Holding — Melvin, J.
- The Superior Court of Pennsylvania held that the trial court correctly applied the offset provision of the Pennsylvania Property and Casualty Insurance Guaranty Association Act and denied the Paneas' petition to enforce the settlement in full.
Rule
- The Pennsylvania Property and Casualty Insurance Guaranty Association Act allows for an offset against claims when an insurer becomes insolvent after a settlement agreement is reached, preventing double recovery for claimants.
Reasoning
- The court reasoned that the purpose of the offset provision was to prevent double recovery and to protect both claimants and policyholders from the consequences of insurer insolvency.
- The court stated that the settlement agreements inherently involved insurance coverage and that the defendants were not personally liable for the offset amount since the claimants had received benefits from other sources.
- The court emphasized that the Paneas’ right to payment constituted a claim against an insolvent insurer, and thus the offset was applicable.
- The court also dismissed the argument that the application of the offset constituted a reformation of the contract, noting that it was a statutory right rather than a matter of contractual obligation.
- Ultimately, the court found that the Act's provisions were triggered by the insurer’s liquidation and that the Paneas were not entitled to enforce the settlement without considering the offset.
Deep Dive: How the Court Reached Its Decision
Court's Interpretation of the Act
The Superior Court of Pennsylvania interpreted the Pennsylvania Property and Casualty Insurance Guaranty Association Act (the Act) with a focus on its offset provision, which aimed to prevent double recovery for claimants. The court noted that the intent of the Act was to protect both claimants and policyholders from the financial repercussions of an insurer's insolvency. In this context, the court emphasized that the existence of insurance coverage was inherently tied to the settlement agreements, as the defendants had procured insurance to cover potential liabilities. Consequently, the court reasoned that when an insurer becomes insolvent, the rights to payment shift towards a claim against the insolvent insurer itself, rather than a direct obligation of the defendants. The court concluded that the offset provision was applicable since the plaintiffs received benefits from their health insurance, effectively reducing the liabilities of the defendants under the settlement agreements. This interpretation underscored the Act's role in redistributing the financial burden of claims when an insurer fails.

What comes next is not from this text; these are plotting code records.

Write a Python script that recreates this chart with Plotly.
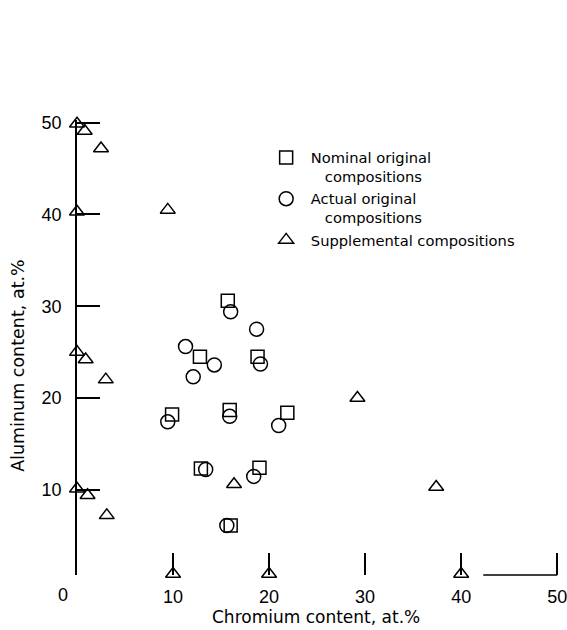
import plotly.graph_objects as go

# ---- data ----
nominal_cr = [15.7, 12.8, 18.8, 9.9, 15.9, 21.9, 12.9, 19.0, 16.0]
nominal_al = [30.6, 24.5, 24.5, 18.2, 18.7, 18.4, 12.3, 12.4, 6.1]

actual_cr = [16.0, 18.7, 11.3, 14.3, 19.1, 12.1, 9.45, 15.9, 21.0, 13.4, 18.4, 15.6]
actual_al = [29.4, 27.5, 25.6, 23.6, 23.7, 22.3, 17.4, 18.0, 17.0, 12.2, 11.45, 6.1]

supp_cr = [0.0, 0.8, 2.5, 0.0, 9.45, 0.0, 0.9, 3.0, 0.0, 1.1, 3.1, 16.35, 29.2, 37.4, 10.0, 20.0, 40.0]
supp_al = [49.9, 49.1, 47.2, 40.3, 40.5, 25.0, 24.2, 22.0, 10.1, 9.4, 7.2, 10.6, 20.0, 10.3, 0.8, 0.8, 0.8]

x_tickvals = [10, 20, 30, 40, 50]
x_ticktext = ["10", "20", "30", "40", "50"]
y_tickvals = [10, 20, 30, 40, 50]
y_ticktext = ["10", "20", "30", "40", "50"]

NB = "\u00a0"
legend_names = [
    NB + "Nominal original<br>" + NB * 4 + "compositions",
    NB + "Actual original<br>" + NB * 4 + "compositions",
    NB + "Supplemental compositions",
]

TEXT_FONT = "DejaVu Sans, sans-serif"
NUM_FONT = "Liberation Sans, Arial, sans-serif"

fig = go.Figure()
common = dict(mode="markers", cliponaxis=False)
fig.add_trace(go.Scatter(x=nominal_cr, y=nominal_al, name=legend_names[0],
                         marker=dict(symbol="square-open", size=13, color="black",
                                     line=dict(width=1.5, color="black")), **common))
fig.add_trace(go.Scatter(x=actual_cr, y=actual_al, name=legend_names[1],
                         marker=dict(symbol="circle-open", size=14, color="black",
                                     line=dict(width=1.5, color="black")), **common))
fig.add_trace(go.Scatter(x=supp_cr, y=supp_al, name=legend_names[2],
                         marker=dict(symbol="triangle-up-open", size=13, color="black",
                                     line=dict(width=1.5, color="black")), **common))

fig.update_layout(
    width=567, height=630,
    margin=dict(l=77, r=5, t=120, b=55, autoexpand=False),
    paper_bgcolor="white", plot_bgcolor="white",
    showlegend=True,
    legend=dict(x=0.39, y=0.953, xanchor="left", yanchor="top",
                bgcolor="rgba(0,0,0,0)", borderwidth=0, valign="top",
                font=dict(family=TEXT_FONT, size=14.7, color="black")),
    xaxis=dict(range=[0, 50.5], showgrid=False, zeroline=False, showline=False,
               tickvals=x_tickvals, ticktext=x_ticktext, ticks="inside", ticklen=22,
               tickwidth=1.5, tickcolor="black", ticklabelstandoff=9,
               ticklabeloverflow="allow",
               tickfont=dict(family=NUM_FONT, size=18, color="black")),
    yaxis=dict(range=[0.7, 50.3], showgrid=False, zeroline=False, showline=True,
               linecolor="black", linewidth=1.5,
               tickvals=y_tickvals, ticktext=y_ticktext, ticks="inside", ticklen=23,
               tickwidth=1.5, tickcolor="black", ticklabelstandoff=10,
               tickfont=dict(family=NUM_FONT, size=18, color="black")),
    shapes=[dict(type="line", xref="x", yref="y domain", x0=42.3, x1=50, y0=0, y1=0,
                 line=dict(color="black", width=1.5))],
    annotations=[
        dict(text="0", xref="paper", yref="paper", x=-0.029, y=0, yshift=-20, showarrow=False,
             xanchor="center", yanchor="middle",
             font=dict(family=NUM_FONT, size=18, color="black")),
        dict(text="Chromium content, at.%", xref="paper", yref="paper", x=0.493, y=-0.093,
             showarrow=False, xanchor="center", yanchor="middle",
             font=dict(family=TEXT_FONT, size=17, color="black")),
        dict(text="Aluminum content, at.%", xref="paper", yref="paper", x=-0.122, y=0.4615,
             showarrow=False, xanchor="center", yanchor="middle", textangle=-90,
             font=dict(family=TEXT_FONT, size=17.5, color="black")),
    ],
)

# remove the default 8px page margin so the 567x630 figure fills the window exactly
fig.write_html("out.html",
               config={"displayModeBar": False},
               post_script="document.body.style.margin='0';document.body.style.overflow='hidden';")
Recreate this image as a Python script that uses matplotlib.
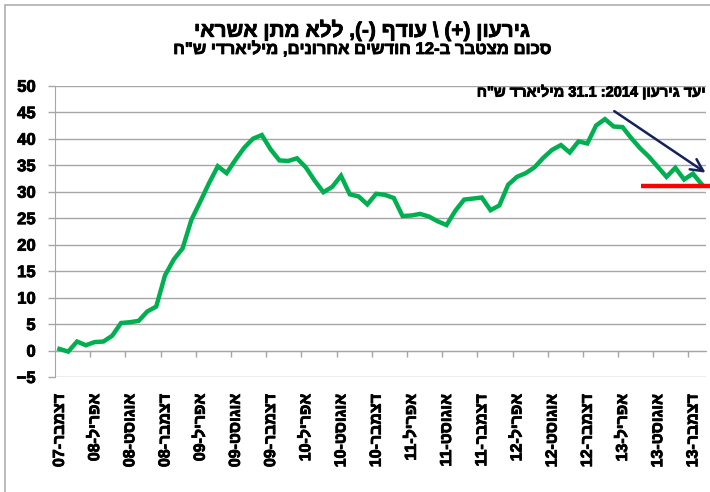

Rejection of the Plaintiffs' Arguments
The court rejected the plaintiffs' argument that applying the offset constituted a reformation of their settlement agreement. It clarified that no party had sought to reform or rescind the agreement, which indicated that the parties had not contemplated any contingencies related to the insurer’s solvency. The plaintiffs contended that they should receive the full settlement amount as agreed upon before PIC's insolvency. However, the court maintained that the application of the offset was a statutory right, not a reformation of the contract, and thus did not violate basic contract law principles. The court emphasized that the plaintiffs were indeed claiming against an insolvent insurer, which fell squarely within the parameters of a "covered claim" as defined by the Act. This reasoning illustrated that the plaintiffs’ expectation of receiving the full settlement amount was misplaced in light of the statutory framework governing claims against insolvent insurers.
Legislative Intent and Policy Considerations
The court delved into the legislative intent behind the Act, which sought to provide a remedy for claimants affected by insurers' insolvency. It reiterated that the Act was designed to spread the financial risk associated with insurer insolvency across all member insurers, thereby avoiding excessive delays in claim payments and minimizing financial losses for policyholders and claimants alike. The court highlighted that the offset provision was crucial for achieving these objectives, as it ensured that recoveries from multiple sources did not result in duplicative payments. By applying the offset, the court acted in accordance with the overarching purpose of the Act, which was to stabilize the insurance system and protect the interests of both insured parties and claimants. The court observed that allowing full enforcement of the settlement without considering the offset would undermine the financial safeguards established by the legislature. This reasoning reinforced the court's commitment to uphold the principles of the Act and its intended effects on the insurance landscape in Pennsylvania.
Impact on Claimants
The court acknowledged the implications of its ruling for the claimants, recognizing that they might receive less than the originally agreed settlement amounts. However, it argued that this outcome was consistent with the framework established by the Act, which prioritized the equitable distribution of financial responsibility among insurers. The court noted that the claimants had indeed received substantial benefits from their health insurance, which was taken into account when calculating the offset. The plaintiffs would still receive significant compensation, albeit reduced due to the offset for amounts already covered by other insurance. This approach highlighted the legislative intent to prevent claimants from receiving a windfall while also ensuring that the financial burden of the insurer's insolvency did not fall solely on the defendants. The court maintained that the financial protections afforded by the Act were essential for maintaining the integrity of the insurance system and for ensuring fairness in the distribution of liability.
Conclusion on Defendants' Liability
In conclusion, the court affirmed that the defendants were not personally liable for the offset amount due to the provisions of the Act. It held that the claimants' rights to payment were effectively claims against the now-insolvent insurer, which meant that the defendants’ obligations under the settlement had to reflect the offset provisions of the Act. The court's ruling emphasized that the offset mechanism was not simply a matter of contractual obligation but a statutory requirement aimed at serving the public interest. The decision underscored the importance of the Act in mitigating the effects of insurer insolvency and ensuring that both policyholders and claimants were treated fairly under the law. Ultimately, the court affirmed the trial court's application of the offset provision and denied the Paneas' petition to enforce the settlement in full, reinforcing the balance sought by the legislature between protecting insured parties and ensuring that claimants do not recover more than their actual losses.